YOUR OBJECTIVE
Write out only the span of lines that begins at the line with "Generate a Python" and ends at the line with "label='Auto-tuner', zorder=3)". Keep both end lines, word for word.

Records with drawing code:
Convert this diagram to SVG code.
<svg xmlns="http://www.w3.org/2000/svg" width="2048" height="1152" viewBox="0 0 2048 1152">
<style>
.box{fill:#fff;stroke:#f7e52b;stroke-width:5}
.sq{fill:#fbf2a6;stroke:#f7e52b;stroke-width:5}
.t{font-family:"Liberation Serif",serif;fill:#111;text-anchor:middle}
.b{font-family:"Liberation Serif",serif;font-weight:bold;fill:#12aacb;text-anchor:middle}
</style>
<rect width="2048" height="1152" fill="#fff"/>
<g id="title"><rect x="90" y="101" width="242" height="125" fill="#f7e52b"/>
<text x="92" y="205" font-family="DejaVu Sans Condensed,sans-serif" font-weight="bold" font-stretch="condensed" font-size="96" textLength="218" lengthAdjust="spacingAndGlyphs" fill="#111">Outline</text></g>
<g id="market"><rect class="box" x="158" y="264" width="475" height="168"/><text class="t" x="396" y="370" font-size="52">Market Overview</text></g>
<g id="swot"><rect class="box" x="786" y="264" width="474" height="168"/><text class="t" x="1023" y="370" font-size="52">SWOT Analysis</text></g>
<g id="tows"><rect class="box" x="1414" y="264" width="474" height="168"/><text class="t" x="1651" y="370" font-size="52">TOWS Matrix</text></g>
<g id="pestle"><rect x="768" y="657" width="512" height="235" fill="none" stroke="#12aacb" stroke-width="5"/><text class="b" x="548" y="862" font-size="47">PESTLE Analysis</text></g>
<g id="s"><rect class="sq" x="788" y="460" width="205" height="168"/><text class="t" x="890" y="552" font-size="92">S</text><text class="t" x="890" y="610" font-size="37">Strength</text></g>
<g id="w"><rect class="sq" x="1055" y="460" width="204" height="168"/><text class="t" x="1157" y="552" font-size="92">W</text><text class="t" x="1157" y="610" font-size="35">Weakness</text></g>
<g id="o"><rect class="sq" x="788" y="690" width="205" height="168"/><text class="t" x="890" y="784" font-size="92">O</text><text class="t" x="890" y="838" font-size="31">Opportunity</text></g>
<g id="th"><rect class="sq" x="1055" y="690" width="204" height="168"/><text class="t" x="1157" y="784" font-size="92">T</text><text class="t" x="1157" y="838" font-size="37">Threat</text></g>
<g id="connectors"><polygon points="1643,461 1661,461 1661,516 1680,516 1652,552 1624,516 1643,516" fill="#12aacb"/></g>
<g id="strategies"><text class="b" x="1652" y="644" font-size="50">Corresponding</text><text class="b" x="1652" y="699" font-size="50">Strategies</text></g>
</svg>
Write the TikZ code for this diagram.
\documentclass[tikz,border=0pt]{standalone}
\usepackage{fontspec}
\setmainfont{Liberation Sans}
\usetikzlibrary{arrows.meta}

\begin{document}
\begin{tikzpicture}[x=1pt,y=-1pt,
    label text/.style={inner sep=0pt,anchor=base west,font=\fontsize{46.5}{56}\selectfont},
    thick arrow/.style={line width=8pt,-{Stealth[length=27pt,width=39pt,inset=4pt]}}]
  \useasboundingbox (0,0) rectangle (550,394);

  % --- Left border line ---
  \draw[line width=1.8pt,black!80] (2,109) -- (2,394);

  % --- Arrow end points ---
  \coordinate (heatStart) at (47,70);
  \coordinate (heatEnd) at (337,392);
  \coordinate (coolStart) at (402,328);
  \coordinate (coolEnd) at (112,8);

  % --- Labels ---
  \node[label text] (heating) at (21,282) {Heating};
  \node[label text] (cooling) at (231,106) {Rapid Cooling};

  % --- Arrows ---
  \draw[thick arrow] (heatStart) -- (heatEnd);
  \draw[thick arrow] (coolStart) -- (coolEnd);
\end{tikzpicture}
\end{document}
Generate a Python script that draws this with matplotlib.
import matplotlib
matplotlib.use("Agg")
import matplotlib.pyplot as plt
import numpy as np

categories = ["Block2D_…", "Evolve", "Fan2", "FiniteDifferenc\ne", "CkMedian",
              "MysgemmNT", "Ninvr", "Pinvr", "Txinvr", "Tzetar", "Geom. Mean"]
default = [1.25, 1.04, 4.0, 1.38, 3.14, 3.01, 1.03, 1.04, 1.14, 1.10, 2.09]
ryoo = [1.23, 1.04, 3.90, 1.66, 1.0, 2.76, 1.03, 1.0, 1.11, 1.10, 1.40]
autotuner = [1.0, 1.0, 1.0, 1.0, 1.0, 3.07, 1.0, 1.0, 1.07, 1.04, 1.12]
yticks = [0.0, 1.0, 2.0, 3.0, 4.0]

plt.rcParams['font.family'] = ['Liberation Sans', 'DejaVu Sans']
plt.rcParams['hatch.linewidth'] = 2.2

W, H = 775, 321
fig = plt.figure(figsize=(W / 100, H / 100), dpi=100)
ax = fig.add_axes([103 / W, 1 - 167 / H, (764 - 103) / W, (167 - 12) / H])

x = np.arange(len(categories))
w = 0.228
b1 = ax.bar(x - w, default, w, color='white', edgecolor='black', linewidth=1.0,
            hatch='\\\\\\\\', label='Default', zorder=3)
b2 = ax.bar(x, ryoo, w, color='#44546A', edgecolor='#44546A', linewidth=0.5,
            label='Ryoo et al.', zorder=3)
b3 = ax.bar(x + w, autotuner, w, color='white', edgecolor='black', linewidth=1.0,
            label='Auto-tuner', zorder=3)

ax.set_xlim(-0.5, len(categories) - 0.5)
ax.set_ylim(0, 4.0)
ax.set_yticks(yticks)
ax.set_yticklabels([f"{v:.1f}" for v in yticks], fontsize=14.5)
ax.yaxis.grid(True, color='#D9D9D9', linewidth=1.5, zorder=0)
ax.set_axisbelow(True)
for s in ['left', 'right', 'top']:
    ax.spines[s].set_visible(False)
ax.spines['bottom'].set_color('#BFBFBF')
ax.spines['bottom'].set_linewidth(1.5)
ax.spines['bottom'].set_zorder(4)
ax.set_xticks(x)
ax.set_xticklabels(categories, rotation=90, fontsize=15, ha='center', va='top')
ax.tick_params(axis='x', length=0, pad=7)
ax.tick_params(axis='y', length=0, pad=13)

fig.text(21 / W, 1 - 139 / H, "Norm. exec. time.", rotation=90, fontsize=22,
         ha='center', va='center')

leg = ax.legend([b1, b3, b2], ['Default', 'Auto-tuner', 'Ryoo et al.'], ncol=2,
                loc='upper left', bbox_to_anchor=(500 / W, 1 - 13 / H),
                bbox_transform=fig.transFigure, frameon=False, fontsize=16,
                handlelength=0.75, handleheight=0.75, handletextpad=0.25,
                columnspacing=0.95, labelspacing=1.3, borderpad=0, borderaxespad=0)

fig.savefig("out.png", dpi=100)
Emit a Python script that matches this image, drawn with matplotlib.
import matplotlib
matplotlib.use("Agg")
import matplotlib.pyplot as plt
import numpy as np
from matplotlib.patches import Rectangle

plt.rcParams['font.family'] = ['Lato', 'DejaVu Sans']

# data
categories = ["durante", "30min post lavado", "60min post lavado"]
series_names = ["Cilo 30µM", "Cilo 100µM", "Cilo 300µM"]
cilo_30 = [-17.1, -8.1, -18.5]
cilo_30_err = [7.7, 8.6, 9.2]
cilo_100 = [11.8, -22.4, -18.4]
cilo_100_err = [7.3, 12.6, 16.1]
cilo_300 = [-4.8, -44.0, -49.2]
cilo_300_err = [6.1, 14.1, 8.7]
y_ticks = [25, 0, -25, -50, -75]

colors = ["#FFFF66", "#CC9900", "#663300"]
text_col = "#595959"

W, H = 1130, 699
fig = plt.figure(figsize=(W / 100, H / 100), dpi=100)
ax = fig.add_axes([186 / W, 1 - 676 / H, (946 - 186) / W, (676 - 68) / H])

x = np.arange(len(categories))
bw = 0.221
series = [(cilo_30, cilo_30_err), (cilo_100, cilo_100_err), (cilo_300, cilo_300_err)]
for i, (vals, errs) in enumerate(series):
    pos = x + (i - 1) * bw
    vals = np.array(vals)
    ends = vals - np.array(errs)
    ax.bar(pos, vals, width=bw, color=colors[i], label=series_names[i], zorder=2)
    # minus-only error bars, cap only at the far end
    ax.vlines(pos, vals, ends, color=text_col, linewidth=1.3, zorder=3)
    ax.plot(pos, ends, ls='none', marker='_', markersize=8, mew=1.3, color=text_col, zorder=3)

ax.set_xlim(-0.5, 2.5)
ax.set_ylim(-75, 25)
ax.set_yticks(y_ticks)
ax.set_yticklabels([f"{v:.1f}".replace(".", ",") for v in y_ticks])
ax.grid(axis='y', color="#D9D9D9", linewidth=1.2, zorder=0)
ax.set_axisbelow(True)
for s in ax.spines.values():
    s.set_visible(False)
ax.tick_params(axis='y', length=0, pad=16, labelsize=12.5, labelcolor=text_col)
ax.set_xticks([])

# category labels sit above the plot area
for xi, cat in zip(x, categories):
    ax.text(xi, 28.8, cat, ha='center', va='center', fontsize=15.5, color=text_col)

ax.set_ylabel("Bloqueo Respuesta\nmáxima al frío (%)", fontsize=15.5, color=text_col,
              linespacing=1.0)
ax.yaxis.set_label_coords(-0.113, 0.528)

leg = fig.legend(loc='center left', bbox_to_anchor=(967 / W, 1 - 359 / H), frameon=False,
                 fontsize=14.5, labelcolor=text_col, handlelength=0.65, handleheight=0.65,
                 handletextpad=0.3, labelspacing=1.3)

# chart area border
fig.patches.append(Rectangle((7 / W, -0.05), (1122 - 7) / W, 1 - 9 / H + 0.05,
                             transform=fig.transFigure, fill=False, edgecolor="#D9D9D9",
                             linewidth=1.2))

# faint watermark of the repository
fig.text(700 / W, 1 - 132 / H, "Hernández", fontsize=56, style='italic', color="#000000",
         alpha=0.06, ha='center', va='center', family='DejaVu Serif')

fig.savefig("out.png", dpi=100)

SOLUTION TO THE PROBLEM
Generate a Python script that draws this with matplotlib.
import matplotlib
matplotlib.use("Agg")
import matplotlib.pyplot as plt
import numpy as np

categories = ["Block2D_…", "Evolve", "Fan2", "FiniteDifferenc\ne", "CkMedian",
              "MysgemmNT", "Ninvr", "Pinvr", "Txinvr", "Tzetar", "Geom. Mean"]
default = [1.25, 1.04, 4.0, 1.38, 3.14, 3.01, 1.03, 1.04, 1.14, 1.10, 2.09]
ryoo = [1.23, 1.04, 3.90, 1.66, 1.0, 2.76, 1.03, 1.0, 1.11, 1.10, 1.40]
autotuner = [1.0, 1.0, 1.0, 1.0, 1.0, 3.07, 1.0, 1.0, 1.07, 1.04, 1.12]
yticks = [0.0, 1.0, 2.0, 3.0, 4.0]

plt.rcParams['font.family'] = ['Liberation Sans', 'DejaVu Sans']
plt.rcParams['hatch.linewidth'] = 2.2

W, H = 775, 321
fig = plt.figure(figsize=(W / 100, H / 100), dpi=100)
ax = fig.add_axes([103 / W, 1 - 167 / H, (764 - 103) / W, (167 - 12) / H])

x = np.arange(len(categories))
w = 0.228
b1 = ax.bar(x - w, default, w, color='white', edgecolor='black', linewidth=1.0,
            hatch='\\\\\\\\', label='Default', zorder=3)
b2 = ax.bar(x, ryoo, w, color='#44546A', edgecolor='#44546A', linewidth=0.5,
            label='Ryoo et al.', zorder=3)
b3 = ax.bar(x + w, autotuner, w, color='white', edgecolor='black', linewidth=1.0,
            label='Auto-tuner', zorder=3)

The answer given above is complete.